Geopolitical tensions represent a key factor for 2026. Benjamin Louvet (Ofi Invest AM) points out that "trade tensions triggered by the imposition of tariffs by the United States" and the addition of silver to the list of US critical minerals have "heightened fears of export restrictions".
Claudio Wewel (J. Safra Sarasin) delves into the topic, recalling that "since the beginning of the year, China applies stricter controls to silver exports", a measure aimed at ensuring domestic supply in the period 2026-2027.
Finally, Carsten Menke (Julius Baer) warns about political risks in the United States, observing that "the persistent pressure of President Trump on the US Federal Reserve represents an upside risk for silver".
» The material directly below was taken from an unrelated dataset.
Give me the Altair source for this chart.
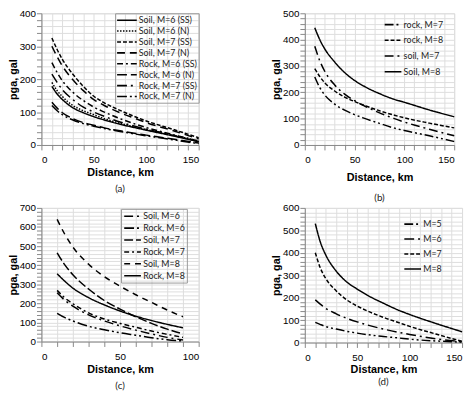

Despite overall favorable fundamentals, consensus remains cautious. Colin Graham (Robeco) expects markets dominated by volatility, while Carsten Menke (Julius Baer) warns that “depending on how these flows evolve over the course of the year, the silver market could experience strong price swings, both upwards and downwards”.
Also Claudio Wewel (J. Safra Sarasin) calls for caution, emphasizing that “silver, due to its higher volatility, usually suffers much more substantial drops compared to gold after a prolonged rally” and that, therefore, “the risk/reward ratio has become less favorable for silver”.
Silver enters 2026 supported by structural deficits, demand as a safe haven and geopolitical tensions, but also exposed to high volatility and a market increasingly dominated by financial flows. As emerges from the analyses of Ofi Invest AM, Robeco, Julius Baer and J. Safra Sarasin, the grey metal remains full of potential, but requires a selective approach and careful risk management in a context where narratives matter as much as fundamentals.